If that’s true and the platinum price is holding above the gold price even in these (the worst of) times, then the performance of the platinum price, when the world’s economies recover, will likely be spectacular. Divergences in the prices of gold and platinum occur at times for good reasons. Sometimes gold prices are above platinum prices, and vice versa.

“The short term is for losers who can’t think past next Friday.”

It appears from the chart the platinum price actually drags the gold price along over the longer term. At the risk of upsetting De Klerk even more, I suggest that for him to advocate switching out of platinum and into BAT shares on top of such an exceedingly bearish report against platinum smacks of environmental terrorism. Or does profit mean everything in these dark times?

The very strong demand for palladium will push up the price on par with platinum in due course. The demand for both won’t decline: their demand is essentially legislated (40% of demand). The PGMs remain the best and most efficient catalysts
(20% of demand), otherwise the chemists would have found an alternative by now.

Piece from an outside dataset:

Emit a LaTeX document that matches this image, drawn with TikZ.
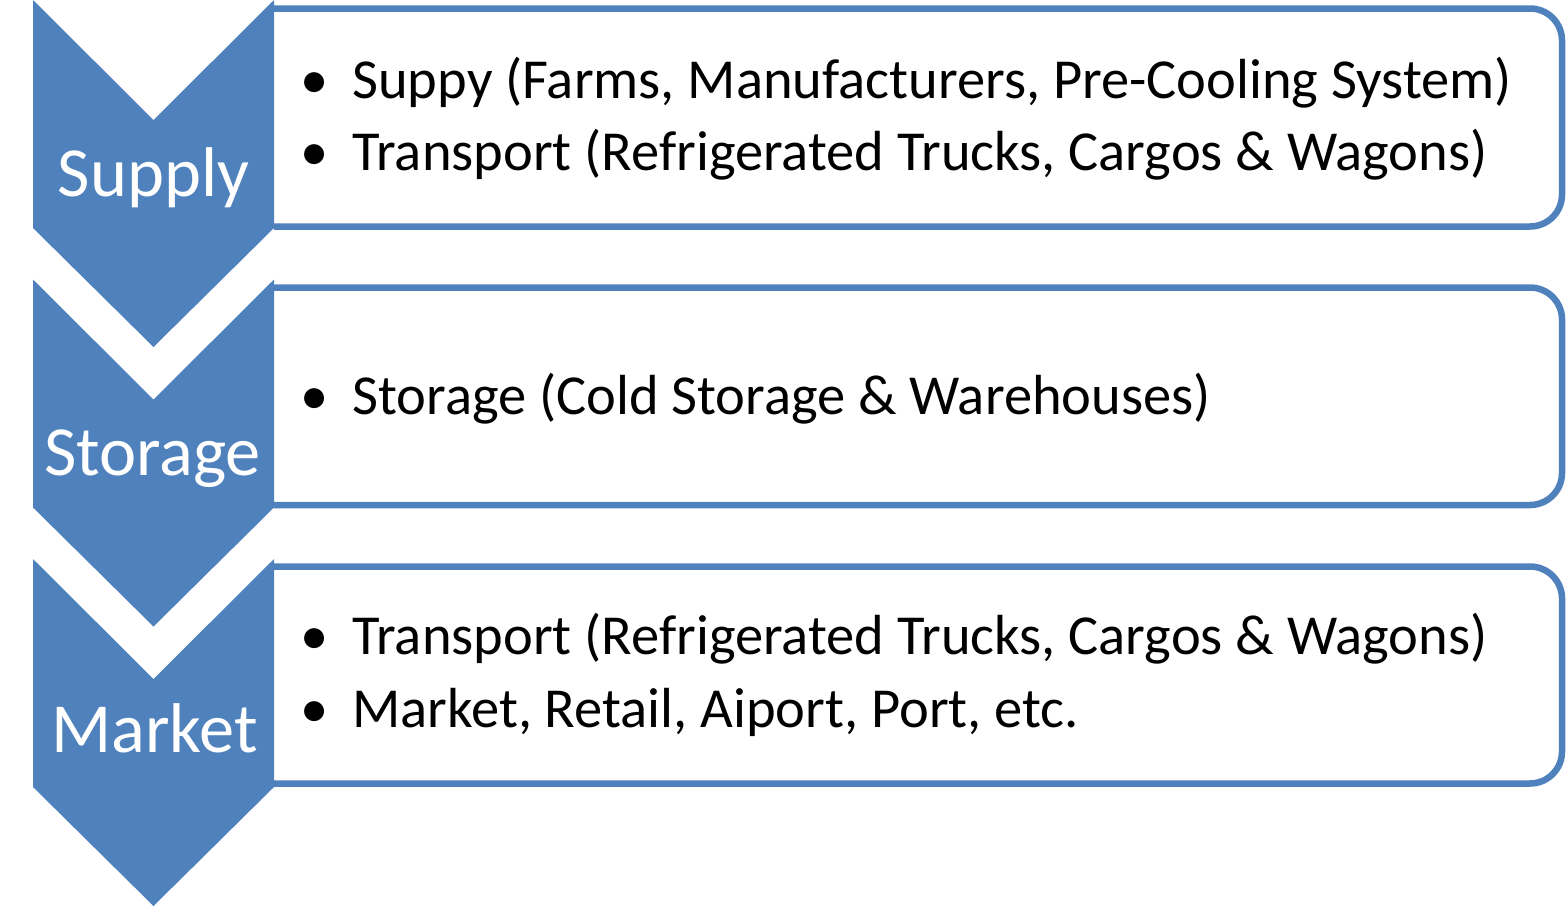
\documentclass[tikz,border=0pt]{standalone}
\usepackage{fontspec}
\setmainfont{Carlito}
\definecolor{chevblue}{HTML}{4F81BD}
\newcommand{\itembul}{\makebox[26pt][l]{\textbullet}}
\begin{document}
\begin{tikzpicture}[x=0.5pt, y=0.5pt,
  chev/.style={fill=chevblue},
  box/.style={draw=chevblue, line width=3.25pt, fill=white},
  stage/.style={text=white, font=\fontsize{35.2}{42}\selectfont, inner sep=0pt, anchor=base},
  item/.style={font=\fontsize{28.25}{34}\selectfont, inner sep=0pt, anchor=base west}]
\useasboundingbox (0,0) rectangle (1568,-906);

% Kaesten
\draw[box] (274,-8.5) -- (1530,-8.5) arc[start angle=90, end angle=0, radius=32]
  -- (1562,-194.5) arc[start angle=0, end angle=-90, radius=32] -- (274,-226.5);
\draw[box] (274,-287.5) -- (1530,-287.5) arc[start angle=90, end angle=0, radius=32]
  -- (1562,-473) arc[start angle=0, end angle=-90, radius=32] -- (274,-505);
\draw[box] (274,-566.5) -- (1530,-566.5) arc[start angle=90, end angle=0, radius=32]
  -- (1562,-751.5) arc[start angle=0, end angle=-90, radius=32] -- (274,-783.5);

% Pfeile
\fill[chev] (33,0) -- (153.5,-120) -- (274,0) -- (274,-228) -- (153.5,-347) -- (33,-228) -- cycle;
\fill[chev] (33,-279.5) -- (153.5,-399.5) -- (274,-279.5) -- (274,-507.5) -- (153.5,-626.5) -- (33,-507.5) -- cycle;
\fill[chev] (33,-559) -- (153.5,-679) -- (274,-559) -- (274,-787) -- (153.5,-906) -- (33,-787) -- cycle;

% Stufen
\node[stage] (supply) at (153.5,-196) {Supply};
\node[stage] (storage) at (152.5,-475) {Storage};
\node[stage] (market) at (154.5,-752) {Market};

% Punkte
\node[item] (supA) at (300,-98) {\itembul Suppy (Farms, Manufacturers, Pre-Cooling System)};
\node[item] (supB) at (300,-170) {\itembul Transport (Refrigerated Trucks, Cargos \& Wagons)};
\node[item] (stoA) at (300,-414) {\itembul Storage (Cold Storage \& Warehouses)};
\node[item] (marA) at (300,-654) {\itembul Transport (Refrigerated Trucks, Cargos \& Wagons)};
\node[item] (marB) at (300,-727) {\itembul Market, Retail, Aiport, Port, etc.};

\end{tikzpicture}
\end{document}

That leaves jewellery (25% of demand), which is now the same price as gold, but far more desirable to the sophisticated high net worth individual than gold. (Have a look at the top jewellery shops at the world’s major airports and cities. My estimate of the proportion of platinum metal versus gold in settings is almost three to one.)

ETFs or investment demand could flood the market – but could just as easily ramp the market, as we’ve seen time and again.

My opinion is that the short term is for losers who can’t think past next Friday. For those with longer investment outlooks – such as the legendary Allan Gray himself, Mark Mobius, Louis Stassen and Tim Alsop – an investment in platinum and PGMs will see another three zeros added to the 66 000 platinum index over the years to come.

– Hochreiter is a platinum analyst at Allan Hochreiter.